John starts tomorrow and left yesterday with a truck-full of things to live in Tipton in a rental house during the week and come back to Jeremiah and I on the weekends. We'll try to live with this arrangement until the house sells or until I can't stand it anymore! Hopefully, either way it isn't a long wait! I don't know how much more of Jeremiah asking for Daddy I can take.

On a bright note, my job has agreed to test out telecommuting. I will return to campus a few times a month, as needed, but use our house in Tipton as a base office. This was a HUGE relief for me, as I wasn't looking forward to searching for a job in this not-so-lovely job market. I also appreciated having one less thing uprooted. As noted in a previous post, I don't do change well.

For those interested, Tipton is half-way between the Quad Cities and Iowa City. We'll be much closer to all the grandparents but it will likely still warrant overnights at both sides.

We hope to put the house on the market in the next few weeks. We have just a few more projects to complete before we're ready for that. Having John making the weekly trip will hopefully assist with getting some of the clutter out of our house. I'm a little nervous about getting it sold for a good price, but we'll do our best!

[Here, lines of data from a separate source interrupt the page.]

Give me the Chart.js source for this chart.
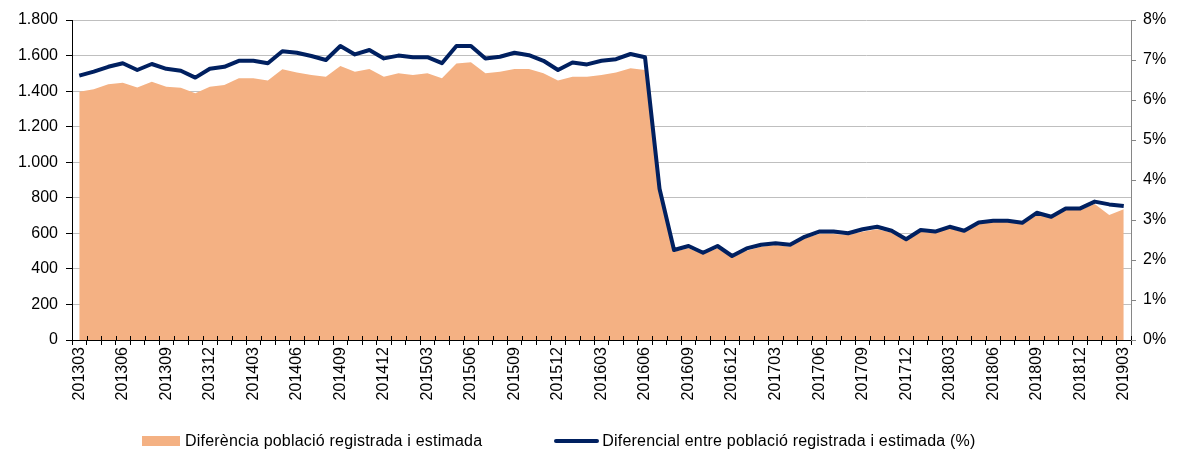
<!DOCTYPE html>
<html>
<head>
<meta charset="utf-8">
<script src="https://cdn.jsdelivr.net/npm/chart.js@4"></script>
<style>
  body { margin: 0; background: #fff; }
  #wrap { position: relative; width: 1181px; height: 449px; overflow: hidden; }
  #legend {
    position: absolute; left: 142px; top: 432px;
    display: flex; gap: 72px; align-items: center;
    font: 16px "Liberation Sans", Arial, sans-serif; letter-spacing: 0.2px; color: #000;
    white-space: nowrap;
  }
  #legend .item { display: flex; align-items: center; }
  #legend .box { display: inline-block; margin-right: 5px; }
</style>
</head>
<body>
<div id="wrap">
  <canvas id="chart" width="1181" height="449"></canvas>
  <div id="legend"></div>
</div>
<script>
// mesos (aaaamm)
const periods = [
  '201303','201304','201305','201306','201307','201308','201309','201310','201311','201312',
  '201401','201402','201403','201404','201405','201406','201407','201408','201409','201410','201411','201412',
  '201501','201502','201503','201504','201505','201506','201507','201508','201509','201510','201511','201512',
  '201601','201602','201603','201604','201605','201606','201607','201608','201609','201610','201611','201612',
  '201701','201702','201703','201704','201705','201706','201707','201708','201709','201710','201711','201712',
  '201801','201802','201803','201804','201805','201806','201807','201808','201809','201810','201811','201812',
  '201901','201902','201903'
];

// diferència població registrada i estimada (persones)
const diferencia = [
  1397, 1410, 1438, 1447, 1421, 1453, 1425, 1419, 1388, 1425, 1434, 1472, 1472, 1460,
  1523, 1504, 1491, 1481, 1541, 1509, 1524, 1481, 1500, 1491, 1500, 1472, 1556, 1562,
  1500, 1509, 1524, 1524, 1500, 1459, 1481, 1481, 1491, 1504, 1528, 1519,
  820, 497, 516, 484, 516, 465, 502, 525, 534, 525, 572, 596, 596, 591, 609, 623, 604,
  557, 609, 600, 628, 605, 656, 665, 665, 652, 707, 688, 731, 731, 765, 703, 735
];

// diferencial en %
const diferencial = [
  6.61, 6.71, 6.83, 6.92, 6.75, 6.90, 6.78, 6.73, 6.56, 6.78, 6.83, 6.98, 6.98, 6.92,
  7.22, 7.18, 7.10, 7.00, 7.35, 7.14, 7.25, 7.04, 7.11, 7.07, 7.07, 6.92, 7.35, 7.35,
  7.04, 7.08, 7.18, 7.12, 6.98, 6.75, 6.94, 6.89, 6.98, 7.02, 7.15, 7.07,
  3.78, 2.25, 2.35, 2.18, 2.35, 2.10, 2.29, 2.38, 2.42, 2.38, 2.58, 2.71, 2.71, 2.67, 2.77, 2.83, 2.73,
  2.52, 2.75, 2.71, 2.83, 2.73, 2.94, 2.98, 2.98, 2.93, 3.18, 3.08, 3.29, 3.29, 3.46, 3.39, 3.35
];

const leftTicks = { min: 0, max: 1800, step: 200 };
const rightTicks = { min: 0, max: 8, step: 1 };

const ORANGE = '#F4B183';
const NAVY = '#002060';

Chart.defaults.font.family = '"Liberation Sans", Arial, sans-serif';
Chart.defaults.color = '#000';

function thousands(v) {
  return String(v).replace(/\B(?=(\d{3})+(?!\d))/g, '.');
}

// legend as html, built from chart's own legend items
const htmlLegend = {
  id: 'htmlLegend',
  afterUpdate(chart) {
    const el = document.getElementById('legend');
    el.innerHTML = '';
    const items = chart.options.plugins.legend.labels.generateLabels(chart);
    items.sort(function (a, b) { return a.datasetIndex - b.datasetIndex; });
    items.forEach(function (it) {
      const li = document.createElement('span');
      li.className = 'item';
      const box = document.createElement('span');
      box.className = 'box';
      if (it.datasetIndex === 0) {
        box.style.width = '38px';
        box.style.height = '10px';
        box.style.background = it.fillStyle;
      } else {
        box.style.width = '45px';
        box.style.height = '4px';
        box.style.borderRadius = '2px';
        box.style.background = it.strokeStyle;
        box.style.marginRight = '3px';
      }
      const txt = document.createElement('span');
      txt.textContent = it.text;
      li.appendChild(box);
      li.appendChild(txt);
      el.appendChild(li);
    });
  }
};

// tick marks on the category axis cross the axis line (inner half)
const crossTicks = {
  id: 'crossTicks',
  afterDatasetsDraw(chart) {
    const x = chart.scales.x;
    const c = chart.ctx;
    const half = (x.getPixelForValue(1) - x.getPixelForValue(0)) / 2;
    c.save();
    c.strokeStyle = '#000';
    c.lineWidth = 1;
    c.beginPath();
    for (let i = 0; i <= periods.length; i++) {
      const px = Math.round(x.getPixelForValue(i) - half) + 0.5;
      c.moveTo(px, x.top - 4);
      c.lineTo(px, x.top);
    }
    c.stroke();
    c.restore();
  }
};

const ctx = document.getElementById('chart');
new Chart(ctx, {
  type: 'line',
  data: {
    labels: periods,
    datasets: [
      {
        label: 'Diferència població registrada i estimada',
        data: diferencia,
        yAxisID: 'y',
        backgroundColor: ORANGE,
        borderColor: ORANGE,
        borderWidth: 0,
        fill: 'origin',
        pointRadius: 0,
        tension: 0,
        order: 1
      },
      {
        label: 'Diferencial entre població registrada i estimada (%)',
        data: diferencial,
        yAxisID: 'y1',
        borderColor: NAVY,
        backgroundColor: NAVY,
        borderWidth: 4,
        borderJoinStyle: 'round',
        fill: false,
        pointRadius: 0,
        tension: 0,
        order: 0
      }
    ]
  },
  plugins: [htmlLegend, crossTicks],
  options: {
    responsive: false,
    devicePixelRatio: 1,
    animation: false,
    layout: { padding: { top: 20, left: 0, right: 0, bottom: 0 } },
    plugins: {
      tooltip: { enabled: false },
      legend: { display: false }
    },
    scales: {
      x: {
        offset: true,
        grid: {
          offset: true,
          drawOnChartArea: false,
          color: '#000',
          tickLength: 5
        },
        border: { color: '#000', width: 1 },
        ticks: {
          autoSkip: false,
          minRotation: 90,
          maxRotation: 90,
          padding: 2,
          font: { size: 16 },
          callback: function (val, idx) {
            return idx % 3 === 0 ? periods[idx] : '';
          }
        },
        afterFit: function (s) { s.height = 109; }
      },
      y: {
        position: 'left',
        min: leftTicks.min,
        max: leftTicks.max,
        ticks: {
          stepSize: leftTicks.step,
          padding: 8,
          font: { size: 16 },
          callback: function (v) { return thousands(v); }
        },
        grid: { color: '#bfbfbf', tickColor: '#000', tickLength: 6 },
        border: { color: '#000', width: 1 },
        afterFit: function (s) { s.width = 72; }
      },
      y1: {
        position: 'right',
        min: rightTicks.min,
        max: rightTicks.max,
        ticks: {
          stepSize: rightTicks.step,
          padding: 7,
          font: { size: 16 },
          callback: function (v) { return v + '%'; }
        },
        grid: { drawOnChartArea: false, color: '#868686', tickLength: 5 },
        border: { color: '#868686', width: 1 },
        afterFit: function (s) { s.width = 50; }
      }
    }
  }
});
</script>
</body>
</html>
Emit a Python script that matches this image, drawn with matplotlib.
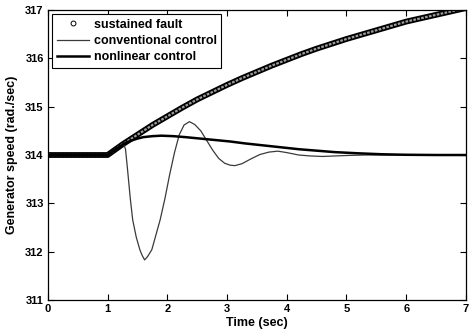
import matplotlib
matplotlib.use("Agg")
import matplotlib.pyplot as plt
from matplotlib.lines import Line2D

plt.rcParams['font.family'] = ['Liberation Sans', 'DejaVu Sans']
plt.rcParams['font.weight'] = 'bold'

# Sustained fault
t_fault = [0.0, 0.5, 1.0, 1.25, 1.5, 1.75, 2.0, 2.25, 2.5, 2.75, 3.0, 3.25, 3.5,
           3.75, 4.0, 4.25, 4.5, 4.75, 5.0, 5.25, 5.5, 5.75, 6.0, 6.25, 6.5, 6.75, 7.0]
v_fault = [314.0, 314.0, 314.0, 314.22, 314.42, 314.62, 314.8, 314.98, 315.15, 315.30,
           315.45, 315.59, 315.72, 315.85, 315.97, 316.09, 316.2, 316.3, 316.4, 316.49,
           316.58, 316.67, 316.76, 316.83, 316.9, 316.97, 317.04]

# Conventional control
t_conv = [0.0, 1.0, 1.1, 1.2, 1.27, 1.3, 1.33, 1.38, 1.42, 1.48, 1.54, 1.58, 1.62,
          1.67, 1.74, 1.81, 1.88, 1.96, 2.04, 2.12, 2.2, 2.28, 2.37, 2.46, 2.56, 2.66,
          2.76, 2.86, 2.96, 3.05, 3.13, 3.25, 3.4, 3.55, 3.7, 3.85, 4.0, 4.2, 4.4, 4.6,
          4.8, 5.0, 5.3, 6.0, 7.0]
v_conv = [314.0, 314.0, 314.09, 314.17, 314.23, 314.12, 313.75, 313.1, 312.66, 312.3,
          312.04, 311.92, 311.83, 311.9, 312.04, 312.35, 312.66, 313.1, 313.6, 314.05,
          314.42, 314.62, 314.69, 314.63, 314.5, 314.3, 314.1, 313.93, 313.83, 313.79,
          313.78, 313.82, 313.92, 314.01, 314.06, 314.08, 314.05, 314.0, 313.98, 313.97,
          313.98, 313.99, 314.0, 314.0, 314.0]

# Nonlinear control
t_nl = [0.0, 1.0, 1.1, 1.2, 1.3, 1.4, 1.5, 1.6, 1.75, 1.9, 2.1, 2.3, 2.55, 2.8, 3.05,
        3.3, 3.6, 3.9, 4.2, 4.5, 4.8, 5.2, 5.6, 6.0, 6.5, 7.0]
v_nl = [314.0, 314.0, 314.09, 314.17, 314.25, 314.3, 314.34, 314.37, 314.39, 314.4,
        314.39, 314.37, 314.34, 314.31, 314.28, 314.24, 314.2, 314.16, 314.12, 314.09,
        314.06, 314.035, 314.015, 314.005, 314.0, 314.0]

fig = plt.figure(figsize=(4.74, 3.33), dpi=100)
ax = fig.add_axes([0.101, 0.099, 0.882, 0.871])

# fault: chain of small open circles (rendered as a hollow tube)
ax.plot(t_fault, v_fault, color='black', lw=4.2, solid_capstyle='butt', zorder=2)
ax.plot(t_fault, v_fault, color='#9c9c9c', lw=1.6, ls=(0, (1.2, 0.6)),
        solid_capstyle='butt', zorder=2.1)
ax.plot(t_conv, v_conv, color='#3a3a3a', lw=0.9, zorder=3)
ax.plot(t_nl, v_nl, color='black', lw=1.8, zorder=4)

ax.set_xlim(0, 7)
ax.set_ylim(311, 317)
ax.set_xticks(range(0, 8))
ax.set_yticks(range(311, 318))
ax.tick_params(direction='in', top=True, right=True, length=4, width=0.8,
               labelsize=8, pad=3)
for lab in ax.get_xticklabels() + ax.get_yticklabels():
    lab.set_fontweight('bold')
for s in ax.spines.values():
    s.set_linewidth(0.9)

ax.set_xlabel('Time (sec)', fontsize=9, fontweight='bold', labelpad=2)
ax.set_ylabel('Generator speed (rad./sec)', fontsize=9, fontweight='bold', labelpad=5)

handles = [
    Line2D([], [], ls='none', marker='o', markersize=3.5, markerfacecolor='white',
           markeredgecolor='black', markeredgewidth=0.7),
    Line2D([], [], color='#3a3a3a', lw=0.9),
    Line2D([], [], color='black', lw=1.8),
]
leg = ax.legend(handles, ['sustained fault', 'conventional control', 'nonlinear control'],
                loc='upper left', frameon=True, fancybox=False,
                edgecolor='black', framealpha=1, borderaxespad=0.35,
                handlelength=2.6, handletextpad=0.4, labelspacing=0.35,
                borderpad=0.35, prop={'weight': 'bold', 'size': 9})
leg.get_frame().set_linewidth(0.8)

fig.savefig('out.png', dpi=100)
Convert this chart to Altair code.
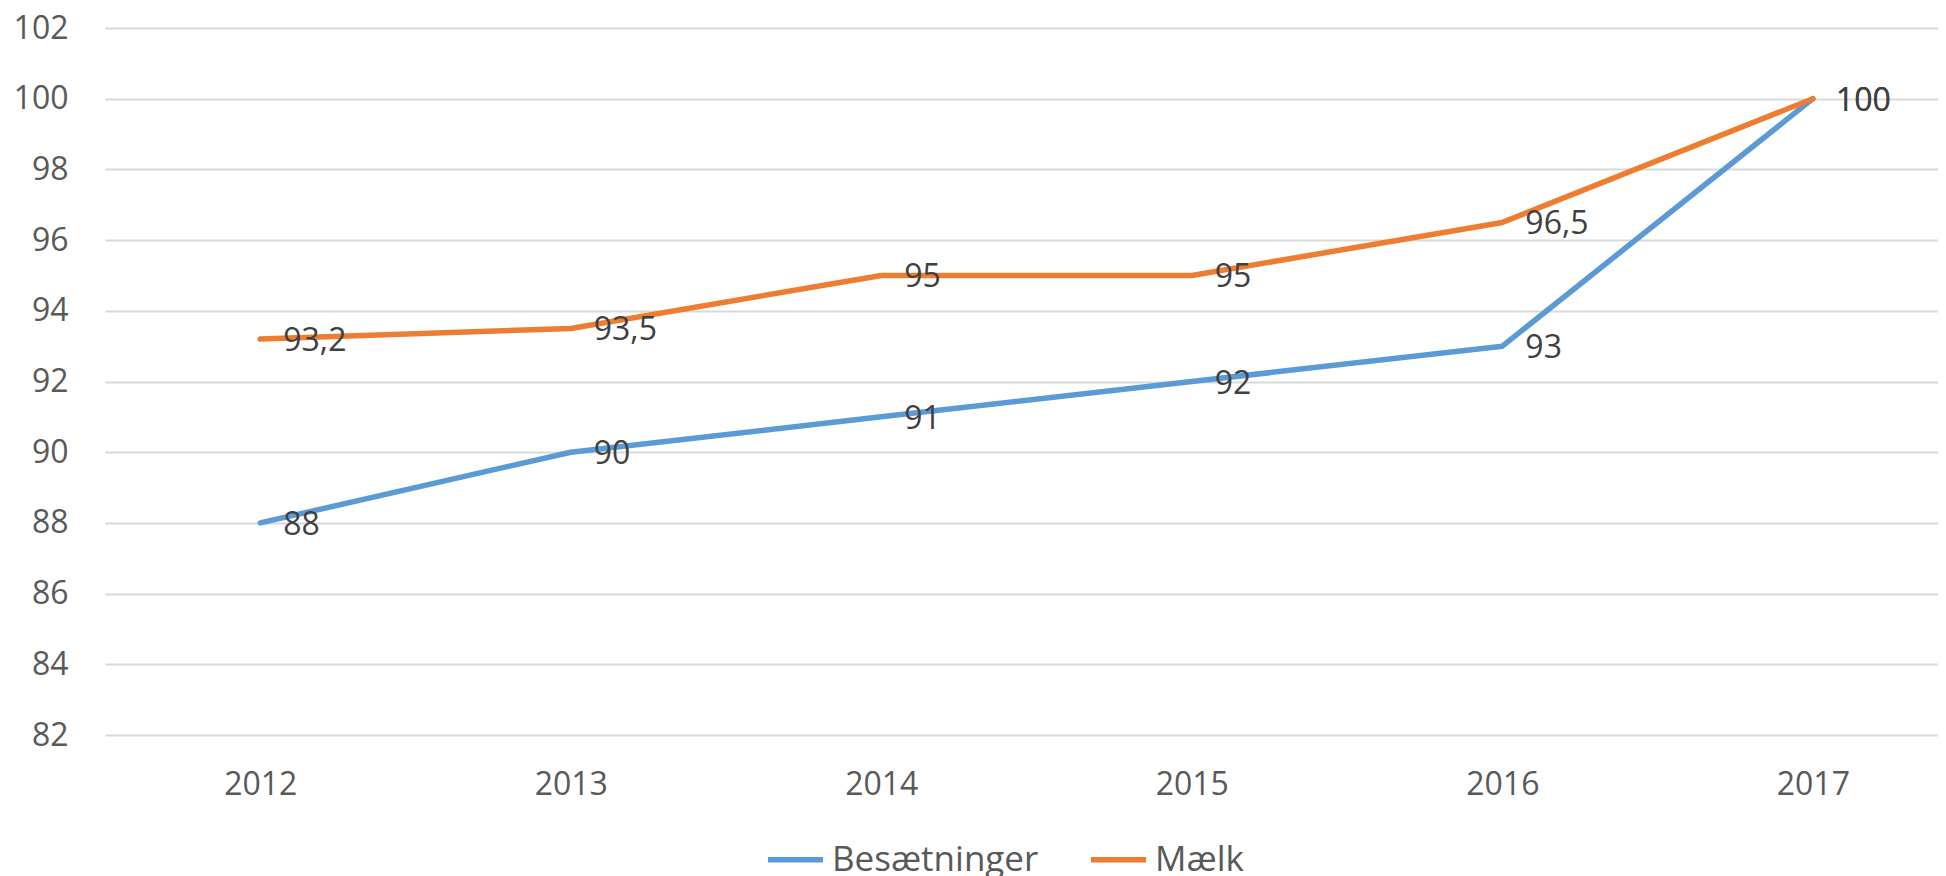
import altair as alt
import pandas as pd

years = [2012, 2013, 2014, 2015, 2016, 2017]
besaetninger = [88, 90, 91, 92, 93, 100]
maelk = [93.2, 93.5, 95, 95, 96.5, 100]
series_names = ["Besætninger", "Mælk"]
series_colors = ["#5B9BD5", "#ED7D31"]
y_ticks = list(range(82, 103, 2))

rows = []
for name, vals in zip(series_names, [besaetninger, maelk]):
    for yr, v in zip(years, vals):
        rows.append({"year": yr, "value": v, "serie": name})
df = pd.DataFrame(rows)

FONT = "Open Sans"

x_enc = alt.X(
    "year:Q",
    scale=alt.Scale(domain=[2011.5, 2017.403], nice=False, zero=False),
    axis=alt.Axis(
        values=years, format="d", title=None, grid=False, ticks=False, domain=False,
        labelFont=FONT, labelFontSize=32, labelColor="#595959", labelPadding=34,
    ),
)
y_enc = alt.Y(
    "value:Q",
    scale=alt.Scale(domain=[82, 102], nice=False, zero=False),
    axis=alt.Axis(
        values=y_ticks, title=None, grid=True, gridColor="#D9D9D9", gridWidth=2,
        ticks=False, domain=False, labelFont=FONT, labelFontSize=32,
        labelColor="#595959", labelPadding=37,
    ),
)

base = alt.Chart(df)

lines = base.mark_line(strokeWidth=5.5, strokeCap="round", strokeJoin="round").encode(
    x=x_enc,
    y=y_enc,
    color=alt.Color(
        "serie:N",
        scale=alt.Scale(domain=series_names, range=series_colors),
        sort=series_names,
        legend=alt.Legend(
            title=None, orient="none", legendX=660, legendY=801, direction="horizontal",
            symbolType="stroke", symbolStrokeWidth=5.5, symbolSize=3025,
            labelFont=FONT, labelFontSize=35, labelColor="#595959", labelOffset=6,
            labelLimit=500, columnPadding=41,
        ),
    ),
    order=alt.Order("serie:N"),
)

labels = base.transform_calculate(
    label="replace(toString(datum.value), '.', ',')"
).mark_text(
    align="left", baseline="middle", dx=23, dy=2, font=FONT, fontSize=32, color="#404040"
).encode(
    x=alt.X("year:Q"),
    y=alt.Y("value:Q"),
    text="label:N",
)

chart = alt.layer(lines, labels).properties(
    width=1833,
    height=707,
    autosize=alt.AutoSizeParams(type="none"),
    padding={"left": 97, "top": 20, "right": 0, "bottom": 142},
).configure(background="white").configure_view(stroke=None)

chart.save("out.html", embed_options={"renderer": "svg", "actions": False})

In regards to further changes, I finished my master's degree this past week. It was bit anti-climatic, given all the other craziness in our lives, but I'm happy to be done either way. However, I'm thinking that the "When I am done with class list" that I was keeping of various projects may be waiting a bit longer. And, now, with no homework or husband, I'm a little nervous that the evenings may be harder on me emotionally. Having homework didn't allow for time to dwell on other things.

I'm trying to take all these changes with grace and remember my own Grandmother's words that "it is all god's will," but there are also times when I just have to be who I am and deal with this in my own way. I don't need solutions or "you shoulds" from others, just an understanding that I need to be able to handle this in the best way I know how. I need for people to spend time with Jeremiah and I and call to check in, not to give advice. I have to say that JT was WONDERFUL yesterday when he told me that he would be more worried about me if I wasn't a mess as he was prepping to leave, when others were reminding me that it was a time that I should be the strong partner. He knows me so well!!